The Strait of Hormuz:
Headline crude prices for the week beginning 8 July 2019 – Brent: US$64/b; WTI: US$57/b
Headlines of the week
Utility-scale battery storage units (units of one megawatt (MW) or greater power capacity) are a newer electric power resource, and their use has been growing in recent years. Operating utility-scale battery storage power capacity has more than quadrupled from the end of 2014 (214 MW) through March 2019 (899 MW). Assuming currently planned additions are completed and no current operating capacity is retired, utility-scale battery storage power capacity could exceed 2,500 MW by 2023.
EIA's Annual Electric Generator Report (Form EIA-860) collects data on the status of existing utility-scale battery storage units in the United States, along with proposed utility-scale battery storage projects scheduled for initial commercial operation within the next five years. The monthly version of this survey, the Preliminary Monthly Electric Generator Inventory (Form EIA-860M), collects the updated status of any projects scheduled to come online within the next 12 months.

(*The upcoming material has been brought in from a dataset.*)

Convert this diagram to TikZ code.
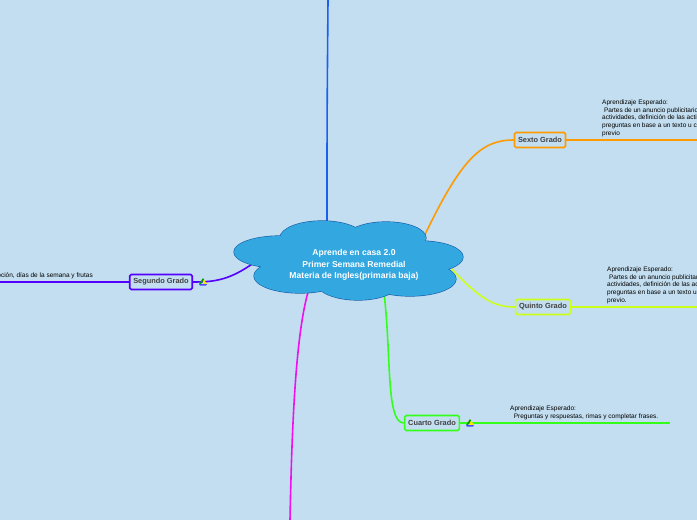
\documentclass[tikz,border=0pt]{standalone}
\usepackage{fontspec}
\setmainfont{Liberation Sans}
\definecolor{bg}{HTML}{C3DEF0}
\definecolor{cl}{HTML}{33A7E0}
\definecolor{cld}{HTML}{1A5FA8}
\definecolor{orn}{HTML}{FF9A00}
\definecolor{ylg}{HTML}{CCFF1A}
\definecolor{grn}{HTML}{33FF1A}
\definecolor{pur}{HTML}{5500FF}
\definecolor{mag}{HTML}{EE10EE}
\definecolor{blu}{HTML}{1A5FF0}
\tikzset{grade/.style={draw=#1,line width=1.6pt,rounded corners=1.5pt,fill=bg,font=\fontsize{7.4}{8}\selectfont\bfseries,text=black!75,inner xsep=3.5pt,minimum height=15pt},
 note/.style={font=\fontsize{6.5}{7.8}\selectfont,align=left,anchor=south west,inner sep=0pt},
 conn/.style={line width=1.6pt}}
\begin{document}
\begin{tikzpicture}[x=1pt,y=-1pt]
\fill[bg] (0,0) rectangle (697,520);
\clip (0,0) rectangle (697,520);
\useasboundingbox (0,0) rectangle (697,520);
\coordinate (topend) at (328,0);
\coordinate (botend) at (290,520);
\coordinate (e6) at (697,140);
\coordinate (e5) at (697,307);
\coordinate (e4) at (670,423);
\coordinate (e2) at (0,282);
\node[grade=orn] (s6) at (540,140) {Sexto Grado};
\node[grade=ylg] (s5) at (543,307) {Quinto Grado};
\node[grade=grn] (s4) at (432,423) {Cuarto Grado};
\node[grade=pur] (s2) at (161,282) {Segundo Grado};
\coordinate (c1) at (327,230);
\coordinate (c2) at (312,280);
\coordinate (c3) at (420,245);
\coordinate (c4) at (448,265);
\coordinate (c5) at (383,285);
\coordinate (c6) at (255,262);
\draw[conn,blu] (c1) .. controls (327,120) .. (topend);
\draw[conn,mag] (c2) .. controls (296,320) and (292,420) .. (botend);
\draw[conn,orn] (c3) .. controls (460,160) and (480,140) .. (s6.west);
\draw[conn,orn] (s6.east) -- (e6);
\draw[conn,ylg] (c4) .. controls (480,300) and (495,307) .. (s5.west);
\draw[conn,ylg] (s5.east) -- (e5);
\draw[conn,grn] (c5) .. controls (392,350) and (385,423) .. (s4.west);
\draw[conn,grn] (s4.east) -- (e4);
\draw[conn,pur] (c6) .. controls (230,280) and (215,282) .. (s2.east);
\draw[conn,pur] (s2.west) -- (e2);
\def\cloudparts{
 (280,252) ellipse [x radius=46,y radius=16]
 (322,238) ellipse [x radius=42,y radius=17]
 (386,238) ellipse [x radius=40,y radius=16]
 (420,257) ellipse [x radius=43,y radius=16]
 (300,276) ellipse [x radius=46,y radius=17]
 (358,282) ellipse [x radius=42,y radius=18]
 (410,279) ellipse [x radius=46,y radius=17]
 (349,260) ellipse [x radius=90,y radius=24]}
\draw[cld,line width=1.2pt,fill=cl] \cloudparts;
\fill[cl] \cloudparts;
\node[font=\fontsize{8.6}{11.5}\selectfont\bfseries,text=white,align=center] (main) at (354,265)
 {Aprende en casa 2.0\\Primer Semana Remedial\\Materia de Ingles(primaria baja)};
\node[note] (n6) at (602,137) {Aprendizaje Esperado:\\ \ Partes de un anuncio publicitario,\\actividades, definición de las actividades,\\preguntas en base a un texto u conocimiento\\previo};
\node[note] (n5) at (607,304) {Aprendizaje Esperado:\\ \ Partes de un anuncio publicitario,\\actividades, definición de las actividades,\\preguntas en base a un texto u conocimiento\\previo.};
\node[note] (n4) at (510,420) {Aprendizaje Esperado:\\ \ \ Preguntas y respuestas, rimas y completar frases.};
\node[note,anchor=south east] (n2) at (93,279) {Aprendizaje Esperado:\\Vocabulario: animales, descripción, días de la semana y frutas};
\foreach \x/\y in {203/282,470/423}{
 \fill[yellow!90!orange] (\x,\y-4) -- (\x+4,\y+2) -- (\x,\y+2) -- cycle;
 \fill[green!60!black] (\x,\y-4) -- (\x-4,\y+2) -- (\x-2,\y+2) -- (\x+1,\y-2.5) -- cycle;
 \fill[blue!70] (\x-4,\y+2) -- (\x+4,\y+2) -- (\x+3,\y+3.5) -- (\x-3,\y+3.5) -- cycle;
}
\end{tikzpicture}
\end{document}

Growth in utility-scale battery installations is the result of supportive state-level energy storage policies and the Federal Energy Regulatory Commission’s Order 841 that directs power system operators to allow utility-scale battery systems to engage in their wholesale energy, capacity, and ancillary services markets. In addition, pairing utility-scale battery storage with intermittent renewable resources, such as wind and solar, has become increasingly competitive compared with traditional generation options.
The two largest operating utility-scale battery storage sites in the United States as of March 2019 provide 40 MW of power capacity each: the Golden Valley Electric Association’s battery energy storage system in Alaska and the Vista Energy storage system in California. In the United States, 16 operating battery storage sites have an installed power capacity of 20 MW or greater. Of the 899 MW of installed operating battery storage reported by states as of March 2019, California, Illinois, and Texas account for a little less than half of that storage capacity.

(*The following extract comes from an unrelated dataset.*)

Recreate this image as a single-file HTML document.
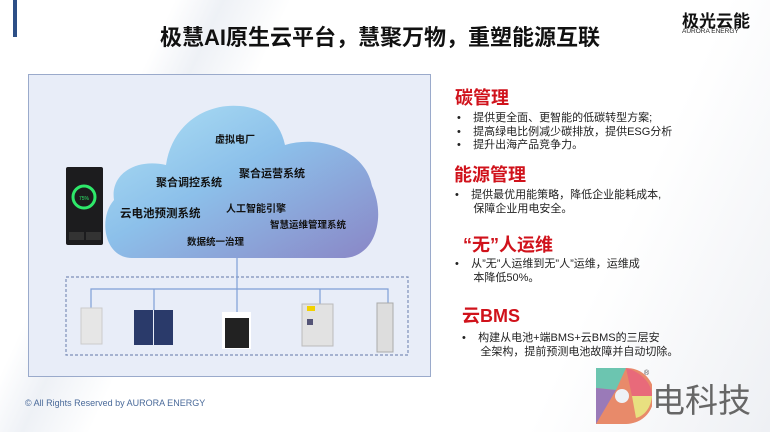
<!DOCTYPE html>
<html><head><meta charset="utf-8"><style>
*{margin:0;padding:0;box-sizing:border-box}
body{width:770px;height:432px;overflow:hidden;background:#fff;position:relative;font-family:"Liberation Sans","Noto Sans CJK SC",sans-serif}
.a{position:absolute;white-space:nowrap}
.h{color:#d0121b;font-weight:bold;font-size:18px}
.t{font-size:11px;color:#222;line-height:13.5px}
.c{font-size:11px;font-weight:bold;color:#111}
</style></head><body>
<div class="a" style="left:0;top:0;width:770px;height:432px;background:linear-gradient(115deg,#fff 18%,#eef1f6 23%,#fff 30%,#fff 75%,#eef0f4 100%)"></div>
<div class="a" style="left:13px;top:0;width:4px;height:37px;background:#2d4f86"></div>
<div class="a" style="left:0;top:20px;width:770px;text-align:center;font-size:22px;font-weight:bold;color:#111;padding-right:10px">极慧AI原生云平台，慧聚万物，重塑能源互联</div>
<div class="a" style="left:682px;top:7px;font-size:17px;font-weight:bold;color:#111">极光云能</div>
<div class="a" style="left:682px;top:28px;font-size:6.5px;color:#222">AURORA ENERGY</div>

<div class="a" style="left:28px;top:74px;width:403px;height:303px;background:#e8edf8;border:1.5px solid #9aaacb"></div>
<svg class="a" style="left:0;top:0" width="770" height="432">
<defs><linearGradient id="g" x1="0" y1="0" x2="1" y2="1"><stop offset="0" stop-color="#b0e2f5"/><stop offset="0.45" stop-color="#8cc0ea"/><stop offset="1" stop-color="#8a86c6"/></linearGradient></defs>
<path d="M132,258 C104,258 98,218 114,200 C110,174 136,158 166,165 C172,124 206,103 240,106 C265,108 280,122 285,145 C322,134 366,152 372,186 C386,216 376,256 345,258 Z" fill="url(#g)"/>
<rect x="66" y="277" width="342" height="78" fill="none" stroke="#7d90b8" stroke-width="1.2" stroke-dasharray="3,2"/>
<g stroke="#7f9fd6" stroke-width="1.2" fill="none">
<path d="M237,258 V312 M91,308 V289 H388 V303 M154,289 V310 M320,289 V304"/></g>
<rect x="81" y="308" width="21" height="36" fill="#e6e6e6" stroke="#ccc"/>
<rect x="134" y="310" width="19" height="35" fill="#2a3a6a"/><rect x="154" y="310" width="19" height="35" fill="#2a3a6a"/>
<rect x="222" y="312" width="29" height="37" fill="#fff"/><rect x="225" y="318" width="24" height="30" fill="#222"/>
<rect x="302" y="304" width="31" height="42" fill="#e2e2e2" stroke="#bbb"/><rect x="307" y="306" width="8" height="5" fill="#f2d100"/><rect x="307" y="319" width="6" height="6" fill="#557"/>
<rect x="377" y="303" width="16" height="49" fill="#ddd" stroke="#aaa"/>
<rect x="66" y="167" width="37" height="78" rx="2" fill="#1c1c1e"/>
<circle cx="84" cy="197" r="11" fill="none" stroke="#2ee86a" stroke-width="3"/>
<text x="79" y="200" font-size="5" fill="#2ee86a" font-family="Liberation Sans">75%</text>
<rect x="69" y="232" width="15" height="8" fill="#333"/><rect x="86" y="232" width="15" height="8" fill="#333"/>
</svg>
<div class="a c" style="left:215px;top:131px;font-size:10px">虚拟电厂</div>
<div class="a c" style="left:156px;top:174px">聚合调控系统</div>
<div class="a c" style="left:239px;top:165px">聚合运营系统</div>
<div class="a c" style="left:120px;top:205px;font-size:11.5px">云电池预测系统</div>
<div class="a c" style="left:226px;top:200px;font-size:10px">人工智能引擎</div>
<div class="a c" style="left:270px;top:217px;font-size:9.5px">智慧运维管理系统</div>
<div class="a c" style="left:187px;top:234px;font-size:9.5px">数据统一治理</div>

<div class="a h" style="left:455px;top:84px">碳管理</div>
<div class="a t" style="left:457px;top:112px">•&nbsp;&nbsp;&nbsp;&nbsp;提供更全面、更智能的低碳转型方案;<br>•&nbsp;&nbsp;&nbsp;&nbsp;提高绿电比例减少碳排放，提供ESG分析<br>•&nbsp;&nbsp;&nbsp;&nbsp;提升出海产品竞争力。</div>
<div class="a h" style="left:454px;top:161px">能源管理</div>
<div class="a t" style="left:455px;top:189px">•&nbsp;&nbsp;&nbsp;&nbsp;提供最优用能策略，降低企业能耗成本,<br>&nbsp;&nbsp;&nbsp;&nbsp;&nbsp;&nbsp;保障企业用电安全。</div>
<div class="a h" style="left:463px;top:231px">“无”人运维</div>
<div class="a t" style="left:455px;top:258px">•&nbsp;&nbsp;&nbsp;&nbsp;从”无”人运维到无”人”运维，运维成<br>&nbsp;&nbsp;&nbsp;&nbsp;&nbsp;&nbsp;本降低50%。</div>
<div class="a h" style="left:462px;top:302px">云BMS</div>
<div class="a t" style="left:462px;top:332px">•&nbsp;&nbsp;&nbsp;&nbsp;构建从电池+端BMS+云BMS的三层安<br>&nbsp;&nbsp;&nbsp;&nbsp;&nbsp;&nbsp;全架构，提前预测电池故障并自动切除。</div>

<div class="a" style="left:25px;top:398px;font-size:9px;color:#4a6a9a">© All Rights Reserved by AURORA ENERGY</div>
<svg class="a" style="left:596px;top:368px" width="56" height="58">
<path d="M0,0 H30 C52,0 60,20 58,30 C56,48 42,56 30,56 H0 Z" fill="#e88a6a"/>
<path d="M0,0 H30 L20,22 L0,20 Z" fill="#6cc5b0"/><path d="M0,20 L20,22 L0,56 Z" fill="#9a7ab8"/>
<path d="M30,0 C46,4 56,16 56,28 L36,28 Z" fill="#e86a7a"/><path d="M36,28 L56,28 C55,40 48,48 40,50 Z" fill="#e8e080"/>
<circle cx="26" cy="28" r="7" fill="#eef1f6"/>
</svg>
<div class="a" style="left:652px;top:374px;font-size:33px;color:#666">电科技</div>
<div class="a" style="left:644px;top:370px;font-size:7px;color:#444">®</div>
</body></html>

In the first quarter of 2019, 60 MW of utility-scale battery storage power capacity came online, and an additional 108 MW of installed capacity will likely become operational by the end of the year. Of these planned 2019 installations, the largest is the Top Gun Energy Storage facility in California with 30 MW of installed capacity.
As of March 2019, the total utility-scale battery storage power capacity planned to come online through 2023 is 1,623 MW. If these planned facilities come online as scheduled, total U.S. utility-scale battery storage power capacity would nearly triple by the end of 2023. Additional capacity beyond what has already been reported may also be added as future operational dates approach.
Of all planned battery storage projects reported on Form EIA-860M, the largest two sites account for 725 MW and are planned to start commercial operation in 2021. The largest of these planned sites is the Manatee Solar Energy Center in Parrish, Florida. With a capacity of 409 MW, this project will be the largest solar-powered battery system in the world and will store energy from a nearby Florida Power and Light solar plant in Manatee County.
The second-largest planned utility-scale battery storage facility is the Helix Ravenswood facility located in Queens, New York. The site is planned to be developed in three stages and will have a total capacity of 316 MW.